### WHAT YOU WILL DO
Copy the data precisely, character for character, and leave out every picture.

### SOURCE DATA
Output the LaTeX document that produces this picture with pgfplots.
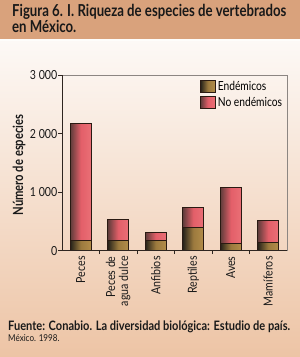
\documentclass[border=0pt]{standalone}
\usepackage{pgfplots}
\pgfplotsset{compat=1.18}
\usepackage{fontspec}
\setmainfont{Lato}
\newfontfamily\cf[FakeStretch=0.85]{Lato}
\newfontfamily\lf[FakeStretch=0.82]{Lato}
\newfontfamily\tf[FakeStretch=0.80]{Lato}
\newfontfamily\ff[FakeStretch=0.85]{Lato}
\definecolor{band}{HTML}{D9A27C}
\definecolor{bgtop}{HTML}{FDF9F6}
\definecolor{bgbot}{HTML}{EDC4A5}
\definecolor{endL}{HTML}{26221A}
\definecolor{endR}{HTML}{B38D4A}
\definecolor{endM}{HTML}{9C7A3E}
\definecolor{noL}{HTML}{5E3C3A}
\definecolor{noM}{HTML}{E35F69}
\definecolor{noR}{HTML}{EA6F76}
\definecolor{barline}{HTML}{2A1A12}
\definecolor{frame}{HTML}{8C8682}
\definecolor{axisdark}{HTML}{2E2520}
\begin{document}
\begin{tikzpicture}
\useasboundingbox (0,0) rectangle (300pt,357pt);
\shade[top color=bgtop, bottom color=bgbot] (0,0) rectangle (300pt,316pt);
\fill[band] (0,318pt) rectangle (300pt,357pt);
\fill[white!60!bgtop] (0,316pt) rectangle (300pt,318pt);
\node[anchor=base west, inner sep=0, text=black!90] at (12pt,340pt) {\tf\bfseries\fontsize{16.5}{18}\selectfont Figura 6. I. Riqueza de especies de vertebrados};
\node[anchor=base west, inner sep=0, text=black!90] at (12pt,324.3pt) {\tf\bfseries\fontsize{16.5}{18}\selectfont en México.};
\node[anchor=base west, inner sep=0, text=black!90] at (8pt,27pt) {\ff\bfseries\fontsize{13}{14}\selectfont Fuente: Conabio. La diversidad biológica: Estudio de país.};
\node[anchor=base west, inner sep=0, text=black!90] at (8pt,15.3pt) {\cf\fontsize{9.5}{11}\selectfont México. 1998.};
\node[rotate=90, inner sep=0, text=black!90] at (19pt,192pt) {\tf\bfseries\fontsize{14}{15}\selectfont Número de especies};
\begin{axis}[
  at={(62pt,106.3pt)}, anchor=south west, scale only axis,
  width=225pt, height=175.7pt,
  ybar, bar width=21pt, bar shift=0pt,
  xmin=-0.5, xmax=5.5, ymin=0, ymax=3000,
  xtick={0,1,2,3,4,5},
  xticklabels={Peces,{Peces de\\agua dulce},Anfibios,Reptiles,Aves,Mamíferos},
  major x tick style={draw=none},
  minor xtick={0.5,1.5,2.5,3.5,4.5},
  minor tick length=3.5pt,
  major tick length=3.5pt,
  tick align=outside,
  tick pos=left,
  tick style={draw=axisdark, line width=0.8pt},
  ytick={0,1000,2000,3000},
  yticklabels={0,1 000,2 000,3 000},
  yticklabel style={font=\cf\fontsize{12.5}{14}\selectfont, inner sep=1pt, text=black!90},
  xticklabel style={font=\cf\fontsize{12.5}{13}\selectfont, rotate=90, anchor=east, align=right, inner sep=2pt, text=black!90},
  axis line style={draw=frame, line width=0.8pt},
  legend image code/.code={\draw[#1, line width=0.7pt] (0pt,-6pt) rectangle (15pt,6.5pt);},
  legend style={draw=none, fill=none, at={(rel axis cs:0.613,0.977)}, anchor=north west,
    font=\lf\fontsize{12.5}{14}\selectfont, row sep=1.5pt, inner sep=0pt, cells={anchor=west}},
  tot/.style={draw=barline, line width=1pt, left color=noL, right color=noR, middle color=noM, forget plot},
  endm/.style={draw=barline, line width=1pt, left color=endL, right color=endR, middle color=endM, forget plot},
]
% totals (endemic + non-endemic)
\addplot[tot] coordinates {(0,2165)};
\addplot[tot] coordinates {(1,538)};
\addplot[tot] coordinates {(2,306)};
\addplot[tot] coordinates {(3,743)};
\addplot[tot] coordinates {(4,1079)};
\addplot[tot] coordinates {(5,521)};
% endemic
\addplot[endm] coordinates {(0,180)};
\addplot[endm] coordinates {(1,180)};
\addplot[endm] coordinates {(2,180)};
\addplot[endm] coordinates {(3,396)};
\addplot[endm] coordinates {(4,123)};
\addplot[endm] coordinates {(5,145)};
\addlegendimage{endm}
\addlegendentry{Endémicos}
\addlegendimage{tot}
\addlegendentry{No endémicos}
\draw[axisdark, line width=0.9pt] (rel axis cs:0,0) -- (rel axis cs:0,1);
\draw[axisdark, line width=0.9pt] (rel axis cs:0,0) -- (rel axis cs:1,0);
\end{axis}
\end{tikzpicture}
\end{document}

### RESULT OF THE TASK
Output the LaTeX document that produces this picture with pgfplots.
\documentclass[border=0pt]{standalone}
\usepackage{pgfplots}
\pgfplotsset{compat=1.18}
\usepackage{fontspec}
\setmainfont{Lato}
\newfontfamily\cf[FakeStretch=0.85]{Lato}
\newfontfamily\lf[FakeStretch=0.82]{Lato}
\newfontfamily\tf[FakeStretch=0.80]{Lato}
\newfontfamily\ff[FakeStretch=0.85]{Lato}
\definecolor{band}{HTML}{D9A27C}
\definecolor{bgtop}{HTML}{FDF9F6}
\definecolor{bgbot}{HTML}{EDC4A5}
\definecolor{endL}{HTML}{26221A}
\definecolor{endR}{HTML}{B38D4A}
\definecolor{endM}{HTML}{9C7A3E}
\definecolor{noL}{HTML}{5E3C3A}
\definecolor{noM}{HTML}{E35F69}
\definecolor{noR}{HTML}{EA6F76}
\definecolor{barline}{HTML}{2A1A12}
\definecolor{frame}{HTML}{8C8682}
\definecolor{axisdark}{HTML}{2E2520}
\begin{document}
\begin{tikzpicture}
\useasboundingbox (0,0) rectangle (300pt,357pt);
\shade[top color=bgtop, bottom color=bgbot] (0,0) rectangle (300pt,316pt);
\fill[band] (0,318pt) rectangle (300pt,357pt);
\fill[white!60!bgtop] (0,316pt) rectangle (300pt,318pt);
\node[anchor=base west, inner sep=0, text=black!90] at (12pt,340pt) {\tf\bfseries\fontsize{16.5}{18}\selectfont Figura 6. I. Riqueza de especies de vertebrados};
\node[anchor=base west, inner sep=0, text=black!90] at (12pt,324.3pt) {\tf\bfseries\fontsize{16.5}{18}\selectfont en México.};
\node[anchor=base west, inner sep=0, text=black!90] at (8pt,27pt) {\ff\bfseries\fontsize{13}{14}\selectfont Fuente: Conabio. La diversidad biológica: Estudio de país.};
\node[anchor=base west, inner sep=0, text=black!90] at (8pt,15.3pt) {\cf\fontsize{9.5}{11}\selectfont México. 1998.};
\node[rotate=90, inner sep=0, text=black!90] at (19pt,192pt) {\tf\bfseries\fontsize{14}{15}\selectfont Número de especies};
\begin{axis}[
  at={(62pt,106.3pt)}, anchor=south west, scale only axis,
  width=225pt, height=175.7pt,
  ybar, bar width=21pt, bar shift=0pt,
  xmin=-0.5, xmax=5.5, ymin=0, ymax=3000,
  xtick={0,1,2,3,4,5},
  xticklabels={Peces,{Peces de\\agua dulce},Anfibios,Reptiles,Aves,Mamíferos},
  major x tick style={draw=none},
  minor xtick={0.5,1.5,2.5,3.5,4.5},
  minor tick length=3.5pt,
  major tick length=3.5pt,
  tick align=outside,
  tick pos=left,
  tick style={draw=axisdark, line width=0.8pt},
  ytick={0,1000,2000,3000},
  yticklabels={0,1 000,2 000,3 000},
  yticklabel style={font=\cf\fontsize{12.5}{14}\selectfont, inner sep=1pt, text=black!90},
  xticklabel style={font=\cf\fontsize{12.5}{13}\selectfont, rotate=90, anchor=east, align=right, inner sep=2pt, text=black!90},
  axis line style={draw=frame, line width=0.8pt},
  legend image code/.code={\draw[#1, line width=0.7pt] (0pt,-6pt) rectangle (15pt,6.5pt);},
  legend style={draw=none, fill=none, at={(rel axis cs:0.613,0.977)}, anchor=north west,
    font=\lf\fontsize{12.5}{14}\selectfont, row sep=1.5pt, inner sep=0pt, cells={anchor=west}},
  tot/.style={draw=barline, line width=1pt, left color=noL, right color=noR, middle color=noM, forget plot},
  endm/.style={draw=barline, line width=1pt, left color=endL, right color=endR, middle color=endM, forget plot},
]
% totals (endemic + non-endemic)
\addplot[tot] coordinates {(0,2165)};
\addplot[tot] coordinates {(1,538)};
\addplot[tot] coordinates {(2,306)};
\addplot[tot] coordinates {(3,743)};
\addplot[tot] coordinates {(4,1079)};
\addplot[tot] coordinates {(5,521)};
% endemic
\addplot[endm] coordinates {(0,180)};
\addplot[endm] coordinates {(1,180)};
\addplot[endm] coordinates {(2,180)};
\addplot[endm] coordinates {(3,396)};
\addplot[endm] coordinates {(4,123)};
\addplot[endm] coordinates {(5,145)};
\addlegendimage{endm}
\addlegendentry{Endémicos}
\addlegendimage{tot}
\addlegendentry{No endémicos}
\draw[axisdark, line width=0.9pt] (rel axis cs:0,0) -- (rel axis cs:0,1);
\draw[axisdark, line width=0.9pt] (rel axis cs:0,0) -- (rel axis cs:1,0);
\end{axis}
\end{tikzpicture}
\end{document}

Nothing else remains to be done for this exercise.